_Data section:_
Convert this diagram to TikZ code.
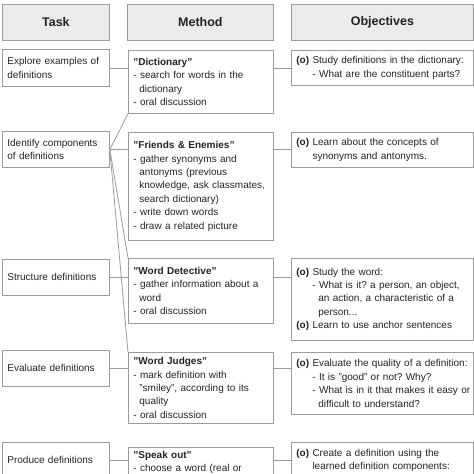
\documentclass[tikz,border=0pt]{standalone}
\usepackage{fontspec}
\setmainfont{Liberation Sans}
\definecolor{linegray}{RGB}{155,155,155}
\definecolor{headgray}{RGB}{235,235,235}
\definecolor{textgray}{RGB}{35,35,35}
\newcommand{\objmark}{\textbf{(o)} }
\newcommand{\dq}{\symbol{34}}
\newcommand{\dashind}{\hspace*{16pt}}
\newcommand{\contind}{\hspace*{6pt}}

\begin{document}
\frenchspacing
\begin{tikzpicture}[
        x=1pt, y=-1pt,
        head/.style={draw=linegray, fill=headgray, anchor=north west, minimum height=36pt, inner sep=0pt, text=textgray, font=\fontsize{12.5}{15}\selectfont\bfseries},
        cell/.style={draw=linegray, line width=0.8pt, anchor=north west, inner xsep=5pt, inner ysep=0pt, align=left, text=textgray, font=\fontsize{10}{13.4}\selectfont},
        task/.style={cell, text width=97pt},
        method/.style={cell, text width=135pt},
        objective/.style={cell, text width=172pt},
        link/.style={draw=linegray, line width=0.8pt}
    ]
        \clip (0,0) rectangle (474,474);

        % Headers
        \node[head, line width=0.8pt, minimum width=107pt] (taskhead) at (2,4) {Task};
        \node[head, line width=0.8pt, minimum width=146pt] (methodhead) at (127,4) {Method};
        \node[head, line width=0.8pt, minimum width=182pt] (objhead) at (291,4) {Objectives};

        % Tasks
        \node[task, minimum height=37pt] (explore) at (2,49) {Explore examples of\\definitions};
        \node[task, minimum height=36pt] (identify) at (2,131) {Identify components\\of definitions};
        \node[task, minimum height=36pt] (structure) at (2,259) {Structure definitions};
        \node[task, minimum height=36pt] (evaluate) at (2,350) {Evaluate definitions};
        \node[task, minimum height=36pt] (produce) at (2,442) {Produce definitions};

        % Methods
        \node[method, minimum height=63pt] (dictionary) at (128,50) {\textbf{\dq Dictionary\dq}\\- search for words in the\\\contind dictionary\\- oral discussion};
        \node[method, minimum height=108pt] (friends) at (128,132) {\textbf{\dq Friends \& Enemies\dq}\\- gather synonyms and\\\contind antonyms (previous\\\contind knowledge, ask classmates,\\\contind search dictionary)\\- write down words\\- draw a related picture};
        \node[method, minimum height=65pt] (detective) at (128,258) {\textbf{\dq Word Detective\dq}\\- gather information about a\\\contind word\\- oral discussion};
        \node[method, minimum height=71pt] (judges) at (128,352) {\textbf{\dq Word Judges\dq}\\- mark definition with\\\contind \dq smiley\dq, according to its\\\contind quality\\- oral discussion};
        \node[method, minimum height=30pt] (speakout) at (128,447) {\textbf{\dq Speak out\dq}\\- choose a word (real or};

        % Objectives
        \node[objective, minimum height=35pt] (studydict) at (291,50) {\objmark Study definitions in the dictionary:\\\dashind - What are the constituent parts?};
        \node[objective, minimum height=35pt] (concepts) at (291,132) {\objmark Learn about the concepts of\\\phantom{\objmark}synonyms and antonyms.};
        \node[objective, minimum height=82pt] (studyword) at (291,258) {\objmark Study the word:\\\dashind - What is it? a person, an object,\\\dashind\contind an action, a characteristic of a\\\dashind\contind person...\\\objmark Learn to use anchor sentences};
        \node[objective, minimum height=62pt] (quality) at (291,352) {\objmark Evaluate the quality of a definition:\\\dashind - It is \dq good\dq{} or not? Why?\\\mbox{\dashind - What is in it that makes it easy or}\\\dashind\contind difficult to understand?};
        \node[objective, minimum height=36pt] (create) at (291,442) {\objmark Create a definition using the\\\phantom{\objmark}learned definition components:};

        % Links task -> method -> objective
        \draw[link] (explore.east) -- (explore.east -| dictionary.west);
        \draw[link] (explore.east -| dictionary.east) -- (explore.east -| studydict.west);
        \draw[link] (identify.east) -- (identify.east -| friends.west);
        \draw[link] (identify.east -| friends.east) -- (identify.east -| concepts.west);
        \draw[link] (structure.east) -- (structure.east -| detective.west);
        \draw[link] (structure.east -| detective.east) -- (structure.east -| studyword.west);
        \draw[link] (evaluate.east) -- (evaluate.east -| judges.west);
        \draw[link] (evaluate.east -| judges.east) -- (evaluate.east -| quality.west);
        \draw[link] (produce.east) -- (produce.east -| speakout.west);
        \draw[link] (produce.east -| speakout.east) -- (produce.east -| create.west);

        % Components used by the other methods
        \draw[link] (identify.east) -- (dictionary.south west);
        \draw[link] (identify.east) -- (detective.north west);
        \draw[link] (identify.east) -- (judges.north west);

    \end{tikzpicture}
\end{document}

_What is being asked:_ Repeat, word for word and with no pictures, only the lines running from the beginning of the data to the line that contains "width=0.8pt, minimum width=182pt]".

_In response:_
Convert this diagram to TikZ code.
\documentclass[tikz,border=0pt]{standalone}
\usepackage{fontspec}
\setmainfont{Liberation Sans}
\definecolor{linegray}{RGB}{155,155,155}
\definecolor{headgray}{RGB}{235,235,235}
\definecolor{textgray}{RGB}{35,35,35}
\newcommand{\objmark}{\textbf{(o)} }
\newcommand{\dq}{\symbol{34}}
\newcommand{\dashind}{\hspace*{16pt}}
\newcommand{\contind}{\hspace*{6pt}}

\begin{document}
\frenchspacing
\begin{tikzpicture}[
        x=1pt, y=-1pt,
        head/.style={draw=linegray, fill=headgray, anchor=north west, minimum height=36pt, inner sep=0pt, text=textgray, font=\fontsize{12.5}{15}\selectfont\bfseries},
        cell/.style={draw=linegray, line width=0.8pt, anchor=north west, inner xsep=5pt, inner ysep=0pt, align=left, text=textgray, font=\fontsize{10}{13.4}\selectfont},
        task/.style={cell, text width=97pt},
        method/.style={cell, text width=135pt},
        objective/.style={cell, text width=172pt},
        link/.style={draw=linegray, line width=0.8pt}
    ]
        \clip (0,0) rectangle (474,474);

        % Headers
        \node[head, line width=0.8pt, minimum width=107pt] (taskhead) at (2,4) {Task};
        \node[head, line width=0.8pt, minimum width=146pt] (methodhead) at (127,4) {Method};
        \node[head, line width=0.8pt, minimum width=182pt] (objhead) at (291,4) {Objectives};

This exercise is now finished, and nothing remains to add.